Roma - È il Psi del 1976, quello della svolta dei «quarantenni», questo bislacco Pd squassato dalle correnti? Sarà Renzi, absit iniura verbis, il Bettino redivivo? E si può ripartire da lì, dall'esigenza di cambiamento, dal salto generazionale, dalla modernizzazione, dalla Grande riforma presidenzialista e dunque ancora da lui, da Bettino, che per primo ne avvertì l'urgenza e la promosse, incurante di tempi e protagonisti così ottusi e ostili?
Offre curiose suggestioni la presentazione di un libro della Fondazione Craxi, portata avanti con determinazione e grinta da Stefania, indomita ancella della «memoria libera» sul dramma umano di suo padre. Dramma che fu, in qualche modo, anche il dramma della sua politica: nata per costruire un'alternativa credibile e svecchiare l'intero angusto recinto della sinistra italiana, e finita con una salda, anche se costretta, alleanza con la Dc. Nonché con la damnatio memoriae congegnata sull'ubriacatura di Mani pulite.
La tavola dei relatori è di rango, con i dioscuri della Fondazione Italianieuropei, D'Alema e Amato, a farsi il controcanto e a mostrare tutte le perplessità e gli scetticismi sull'affrettato percorso che dovrebbe lanciare il presidenzialismo - sia pure nella versione «semi» - anche in Italia. «Non si importa una riforma come se si importasse dello champagne», chiude la porta l'ex presidente della Bicamerale che fu (e che pure era a un passo dal vararlo). «In Francia con il 27 per cento dei voti si prende tutto il potere, ma il giorno dopo sono tutti sull'attenti. In Italia dopo il voto chi ha perso dice che è stato illegittimo. Suggerisco un approccio più laico», argomenta D'Alema. «Le riforme non possono dare ciò che non sa dare la politica», puntella Amato già dotto «professionista a contratto» proprio in materia costituzionale. «Una politica che non sa interpretare la società non diventa migliore se messa in una forma istituzionale più robusta, è solo una protesi della cattiva politica. Non prendiamo a modello il sesso dei vecchi, cerchiamo di fare un'Italia per giovani».

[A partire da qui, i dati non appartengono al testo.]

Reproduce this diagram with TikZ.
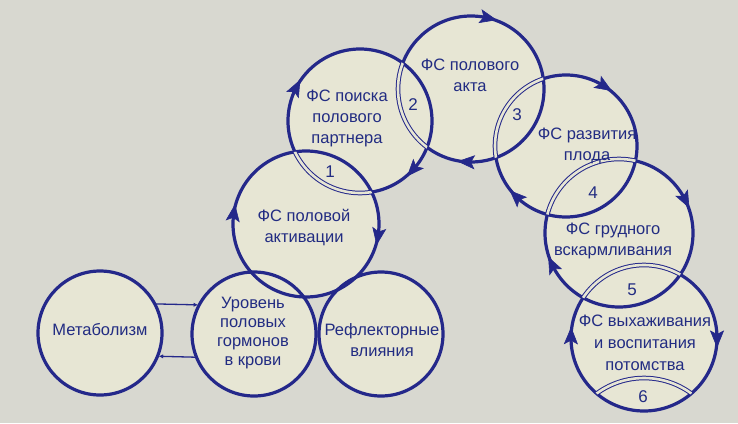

Ad Amato non si può dare torto, e forse neppure a D'Alema quando ricorda che «tutti noi siamo andati a chiedere in ginocchio a Napolitano di restare, perché il Paese aveva assoluto bisogno di un arbitro super partes... A chi attribuirlo, se esso diventa il capo di una parte? Alla Consulta? Bisogna dare una risposta seria, altrimenti si fanno solo battute». Pur con toni garbati, D'Alema non rinuncia alla strigliata, perché «non è il presidenzialismo la prova dell'affermarsi del riformismo. Non abbiamo mai scelto seriamente un modello, è arrivato il momento di farlo: se questo governo ha un senso è quello di sciogliere il nodo con serietà e non con la semplificazione propagandistica. La Francia è altra storia, una monarchia costituzionale».
Che resta, allora, della «congiura» che il 16 luglio del '76 portò il giovane ex assessore al Bilancio di Milano, che si era meritato fin anche «l'interesse degli americani», sulla massima poltrona del Psi? La certezza che i socialisti dell'epoca, «in un'atmosfera di estrema tensione, inondata di risentimenti e preoccupazioni» (così Nenni), cercavano di interpretare una nuova realtà, un nuovo Paese emergente, soprattutto al Nord. «E non ci riuscimmo, a interpretarlo - ammette Amato - Fallimmo il nostro compito, non facemmo nostra la cultura della concorrenza e della modernità. Tanto che, quel Nord, finirà alla Lega». Il partito fu scosso dal «tedesco del Psi», come all'epoca ebbe a definirlo senza pregiudizio La Repubblica.